Hiba Hassan, marketing and advertising expert.The polymath Michael Polanyi famously said that “we know more than we can tell”. He was talking about the secret ingredient that allows a craftsman to speak to the wood knowing its limits before breaking, the designer that can tell a layout is “off” by a single pixel, or the strategist who has this gut feeling that a campaign will take off or crash.
This is tacit knowledge: the silent, internal compass that guides us through the messy creative map with no pre-paved roads.
Soul vs. software
Explicit knowledge is a little bit different. It can be written, formalised thought; it can be extracted, measured, and transferred. Examples could be a recipe, a framework, or step-by-step processes that could be replicated by anyone who simply follows the steps provided.
Historically, we have placed so much weight on explicit knowledge; we devised frameworks, structures, and manuals that we can teach and evaluate with. However, we are in a market now that’s shifting drastically with the rise of Gen AI and its ability to execute with near perfection.
These complex, agentic systems have perfected the execution of explicit knowledge, they can follow frameworks, generate outputs that follow established patterns, and execute processes faster than humans.
Gen AI is built to execute the framework, but it cannot “feel” when a strategy has lost its soul. Judging whether a campaign aligns with culture, the audience, and the brand remains a uniquely human task requiring experience and judgment, not just instruction.
A machine cannot recognise when the framework itself is flawed. Even if we task AI with evaluating its own output against a strategic goal, that evaluation requires another layer of tacit knowledge – an intuitive sense of what success even looks like beyond the checklist to evaluate the output’s quality and handle exceptions.
Horizontal mastery
This gap between execution and judgment necessitates a surge in multidisciplinary thinking. Traditionally, mastering a discipline required immense cognitive load. By offloading the rote execution to AI, professionals face a critical deskilling if they stand still, but they also gain a massive opportunity.
This cognitive offload allows employees to pivot from narrow specialisation toward horizontal mastery, a cross-disciplinary synthesis of knowledge. This ability to connect insights across overlapping disciplines is what will ensure our coexistence and relevance in the age of AI.
I see the rise of art directors, copywriters, and marketers blending into new roles that oversee the entire creative communication journey. We are moving from being specialists in a single lane to becoming architects of the entire map.
Curated taste
As AI perfects the science of execution, our value shifts to the art of curation. The market is now flooded with flawlessly executed, yet often soulless, content. The new scarcity is taste. Taste is the ability to distinguish the meaningful from the mundane. It’s finding that one option that truly matters in the river of generated thousand outputs.
This creates an urgent need to pivot our educational and professional development away from competing with AI on its terms (speed, efficiency) and toward cultivating a point of view.

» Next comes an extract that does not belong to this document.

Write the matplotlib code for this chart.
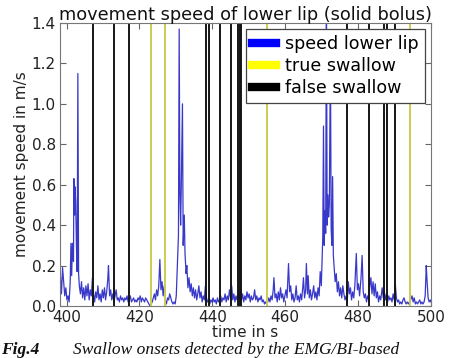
import matplotlib
matplotlib.use("Agg")
from matplotlib import pyplot as plt
from matplotlib.lines import Line2D

# speed of the lower lip (time in s, speed in m/s)
time_s = [
    398.0, 398.3, 398.6, 398.9, 399.2, 399.5, 399.8, 400.1, 400.4, 400.7,
    401.0, 401.2, 401.4, 401.6, 401.9, 402.0, 402.2, 402.3, 402.5, 402.7,
    402.9, 403.1, 403.3, 403.5, 403.8, 404.1, 404.4, 404.7, 405.0, 405.3,
    405.6, 405.9, 406.2, 406.5, 406.8, 407.1, 407.4, 407.7, 408.0, 408.3,
    408.6, 408.9, 409.2, 409.5, 409.8, 410.1, 410.4, 410.7, 411.0, 411.3,
    411.5, 411.8, 412.1, 412.4, 412.7, 413.0, 413.3, 413.6, 413.9, 414.2,
    414.5, 414.8, 415.1, 415.4, 415.7, 416.0, 416.3, 416.6, 416.9, 417.2,
    417.5, 417.8, 418.1, 418.4, 418.7, 419.0, 419.3, 419.6, 419.9, 420.2,
    420.5, 420.8, 421.1, 421.4, 421.7, 422.0, 422.3, 422.6, 422.9, 423.2,
    423.5, 423.8, 424.1, 424.4, 424.7, 425.0, 425.3, 425.6, 425.9, 426.2,
    426.5, 426.8, 427.1, 427.4, 427.7, 428.0, 428.3, 428.6, 428.9, 429.2,
    429.5, 429.8, 430.1, 430.4, 430.7, 430.9, 431.1, 431.3, 431.5, 431.8,
    432.0, 432.3, 432.5, 432.8, 433.0, 433.3, 433.6, 433.9, 434.2, 434.5,
    434.8, 435.1, 435.4, 435.7, 436.0, 436.3, 436.6, 436.9, 437.2, 437.5,
    437.8, 438.1, 438.4, 438.7, 439.0, 439.3, 439.6, 439.9, 440.2, 440.5,
    440.8, 441.1, 441.4, 441.7, 442.0, 442.3, 442.6, 442.9, 443.2, 443.5,
    443.8, 444.1, 444.4, 444.7, 445.0, 445.3, 445.6, 445.9, 446.2, 446.5,
    446.8, 447.1, 447.4, 447.7, 448.0, 448.3, 448.6, 448.9, 449.2, 449.5,
    449.8, 450.1, 450.4, 450.7, 451.0, 451.3, 451.6, 451.9, 452.2, 452.5,
    452.8, 453.1, 453.4, 453.7, 454.0, 454.3, 454.6, 454.9, 455.2, 455.5,
    455.8, 456.1, 456.4, 456.7, 456.9, 457.2, 457.5, 457.8, 458.1, 458.4,
    458.7, 459.0, 459.3, 459.6, 459.9, 460.2, 460.5, 460.9, 461.2, 461.5,
    461.8, 462.1, 462.4, 462.7, 463.0, 463.3, 463.6, 463.9, 464.2, 464.5,
    464.8, 465.0, 465.3, 465.6, 465.8, 466.1, 466.3, 466.6, 466.9, 467.2,
    467.5, 467.8, 468.1, 468.4, 468.7, 469.0, 469.3, 469.6, 469.9, 470.1,
    470.3, 470.5, 470.7, 470.9, 471.1, 471.3, 471.5, 471.7, 471.9, 472.1,
    472.4, 472.6, 472.8, 473.0, 473.2, 473.4, 473.7, 474.0, 474.3, 474.6,
    474.9, 475.2, 475.5, 475.8, 476.1, 476.4, 476.7, 477.0, 477.3, 477.6,
    477.9, 478.2, 478.5, 478.8, 479.1, 479.5, 479.8, 480.1, 480.4, 480.8,
    481.1, 481.4, 481.7, 482.0, 482.3, 482.6, 482.9, 483.2, 483.5, 483.8,
    484.1, 484.4, 484.7, 485.0, 485.3, 485.6, 485.9, 486.2, 486.6, 486.9,
    487.2, 487.5, 487.8, 488.1, 488.4, 488.7, 489.0, 489.3, 489.6, 489.9,
    490.2, 490.5, 490.8, 491.1, 491.4, 491.7, 492.0, 492.3, 492.6, 492.9,
    493.2, 493.5, 493.8, 494.1, 494.4, 494.8, 495.1, 495.4, 495.7, 496.0,
    496.3, 496.6, 496.9, 497.2, 497.5, 497.8, 498.1, 498.4, 498.7, 498.9,
    499.2, 499.5, 499.8, 500.0,
]
speed = [
    0.10, 0.15, 0.06, 0.19, 0.12, 0.05, 0.09, 0.03, 0.05, 0.02,
    0.12, 0.31, 0.15, 0.31, 0.22, 0.63, 0.45, 0.59, 0.52, 0.30,
    0.17, 1.15, 0.16, 0.10, 0.06, 0.12, 0.04, 0.09, 0.03, 0.10,
    0.05, 0.11, 0.03, 0.08, 0.05, 0.14, 0.06, 0.02, 0.07, 0.04,
    0.10, 0.03, 0.06, 0.02, 0.08, 0.04, 0.09, 0.03, 0.07, 0.13,
    0.20, 0.05, 0.08, 0.03, 0.06, 0.02, 0.05, 0.08, 0.03, 0.04,
    0.02, 0.05, 0.03, 0.04, 0.02, 0.04, 0.03, 0.05, 0.02, 0.03,
    0.05, 0.02, 0.03, 0.04, 0.02, 0.03, 0.02, 0.04, 0.03, 0.05,
    0.02, 0.04, 0.03, 0.02, 0.04, 0.03, 0.02, 0.01, 0.00, 0.01,
    0.02, 0.04, 0.06, 0.03, 0.08, 0.05, 0.10, 0.23, 0.08, 0.12,
    0.05, 0.10, 0.03, 0.01, 0.04, 0.03, 0.06, 0.04, 0.02, 0.01,
    0.02, 0.01, 0.05, 0.20, 0.35, 1.37, 0.55, 0.40, 0.62, 1.00,
    0.30, 0.45, 0.26, 0.16, 0.20, 0.09, 0.14, 0.07, 0.11, 0.05,
    0.09, 0.04, 0.08, 0.03, 0.06, 0.10, 0.04, 0.07, 0.02, 0.05,
    0.03, 0.10, 0.04, 0.02, 0.03, 0.01, 0.03, 0.02, 0.04, 0.02,
    0.03, 0.01, 0.04, 0.02, 0.03, 0.05, 0.02, 0.04, 0.03, 0.06,
    0.02, 0.05, 0.03, 0.08, 0.04, 0.10, 0.03, 0.06, 0.02, 0.05,
    0.03, 0.07, 0.04, 0.09, 0.03, 0.06, 0.02, 0.05, 0.03, 0.07,
    0.04, 0.06, 0.02, 0.05, 0.03, 0.04, 0.08, 0.03, 0.05, 0.02,
    0.04, 0.03, 0.05, 0.02, 0.03, 0.01, 0.02, 0.01, 0.02, 0.04,
    0.02, 0.05, 0.03, 0.08, 0.14, 0.04, 0.06, 0.02, 0.07, 0.03,
    0.09, 0.04, 0.06, 0.02, 0.05, 0.08, 0.04, 0.21, 0.07, 0.10,
    0.03, 0.06, 0.02, 0.04, 0.10, 0.03, 0.05, 0.02, 0.06, 0.03,
    0.09, 0.14, 0.04, 0.08, 0.21, 0.06, 0.15, 0.04, 0.08, 0.03,
    0.06, 0.10, 0.04, 0.07, 0.03, 0.09, 0.05, 0.17, 0.10, 0.22,
    0.34, 0.89, 0.30, 0.47, 0.36, 1.60, 0.40, 0.55, 0.44, 0.50,
    1.25, 0.38, 0.30, 0.64, 0.25, 0.20, 0.12, 0.16, 0.07, 0.12,
    0.05, 0.09, 0.04, 0.10, 0.06, 0.03, 0.05, 0.02, 0.12, 0.06,
    0.09, 0.03, 0.07, 0.04, 0.10, 0.26, 0.08, 0.11, 0.05, 0.14,
    0.25, 0.07, 0.04, 0.06, 0.02, 0.05, 0.03, 0.10, 0.14, 0.06,
    0.12, 0.05, 0.11, 0.04, 0.07, 0.02, 0.05, 0.03, 0.09, 0.04,
    0.07, 0.03, 0.06, 0.02, 0.05, 0.03, 0.04, 0.02, 0.06, 0.03,
    0.11, 0.04, 0.02, 0.03, 0.01, 0.02, 0.01, 0.03, 0.04, 0.02,
    0.01, 0.02, 0.01, 0.02, 0.03, 0.05, 0.02, 0.04, 0.01, 0.02,
    0.01, 0.02, 0.03, 0.01, 0.02, 0.01, 0.02, 0.05, 0.20, 0.13,
    0.04, 0.02, 0.03, 0.02,
]

# swallow onsets detected (s)
true_swallows = [423.2, 427.1, 455.0, 494.2]
false_swallows = [407.2, 413.1, 417.1, 438.2, 439.2, 442.1, 445.2, 447.0,
                  447.5, 448.0, 476.9, 483.1, 487.0, 487.9, 490.0]

fig = plt.figure(figsize=(4.74, 3.58), dpi=100)
ax = fig.add_axes([0.1266, 0.1453, 0.7827, 0.7905])

ax.plot(time_s, speed, color='#1616c0', lw=0.9, alpha=0.85)
for t in true_swallows:
    ax.axvline(t, color='#cccc50', lw=1.4)
for t in false_swallows:
    ax.axvline(t, color='#151515', lw=1.4)

ax.set_xlim(398.2, 500)
ax.set_ylim(0.0, 1.4)
ax.set_xticks([400, 420, 440, 460, 480, 500])
ax.set_yticks([0.0, 0.2, 0.4, 0.6, 0.8, 1.0, 1.2, 1.4])
ax.yaxis.set_major_formatter(plt.FormatStrFormatter('%.1f'))
ax.tick_params(direction='in', top=True, right=True, length=4,
               labelsize=11, colors='#666666', labelcolor='#222222', pad=3)
for sp in ax.spines.values():
    sp.set_color('#777777')

ax.set_title('movement speed of lower lip (solid bolus)', fontsize=12.8, pad=2,
             color='#111111')
ax.set_xlabel('time in s', fontsize=11, labelpad=0, color='#222222')
ax.set_ylabel('movement speed in m/s', fontsize=11, labelpad=2, color='#222222')

handles = [Line2D([], [], color='#0000ff', lw=6),
           Line2D([], [], color='#ffff00', lw=6),
           Line2D([], [], color='#000000', lw=6)]
leg = ax.legend(handles, ['speed lower lip', 'true swallow', 'false swallow'],
                loc='upper right', fontsize=12.6, fancybox=False, framealpha=1,
                handlelength=1.4, handletextpad=0.5, borderpad=0.35,
                labelspacing=0.22, borderaxespad=0.35)
leg.get_frame().set_edgecolor('#444444')
leg.get_frame().set_linewidth(0.9)

# caption of the paper (cut by the crop in the source)
fig.text(0.002, 0.012, 'Fig.4', fontsize=12.5, family='Liberation Serif',
         style='italic', weight='bold', color='#111111')
fig.text(0.153, 0.012, 'Swallow onsets detected by the EMG/BI-based',
         fontsize=12.5, family='Liberation Serif', style='italic', color='#111111')

fig.savefig('out.png', dpi=100)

This doesn’t mean that we ignore teaching people how to use the AI tools.
On the contrary we must learn the tools and the limitations so we can build skills on that knowledge-base; expanding upskilling efforts towards developing sophisticated filter, to recognise the subtle signals of quality, and to understand the strategic relevance of an output within the larger context.
In a world of infinite, machine-generated probabilities, the depth of intuition is our new goal. We need to be able to recognise when the data is leading us down a well-paved road to the average/mundane destination.
The final frontier
We are moving away from an era where “doing” was the primary marker of expertise. If our previous era was defined by the specialist who could follow a single route to perfection, this new era belongs to the polymath who can look at the entire landscape and decide which routes are worth taking.
When the interface of our work becomes an AI interaction, our primary responsibility is to protect the things that cannot be duplicated. This horizontal pivot is not about learning to prompt AI agents; it is more about reclaiming the “silent” dimension of our expertise.
AI has effectively commoditised explicit knowledge. By offloading the mental load of rote execution to agentic models, we finally have the capacity to be curious again. The most successful creatives of the next decade won’t be those who have mastered a single vertical manual, but those who can look at an AI-generated map and know exactly where to ignore the directions.
Our future is increasingly dependent on our ability to trust our tacit knowledge, what we know but cannot tell. We remain the ones who define the destination, when the machines handle the execution. We have arrived at a new era where “Jack of all trades, master of none, is often better than a master of one.”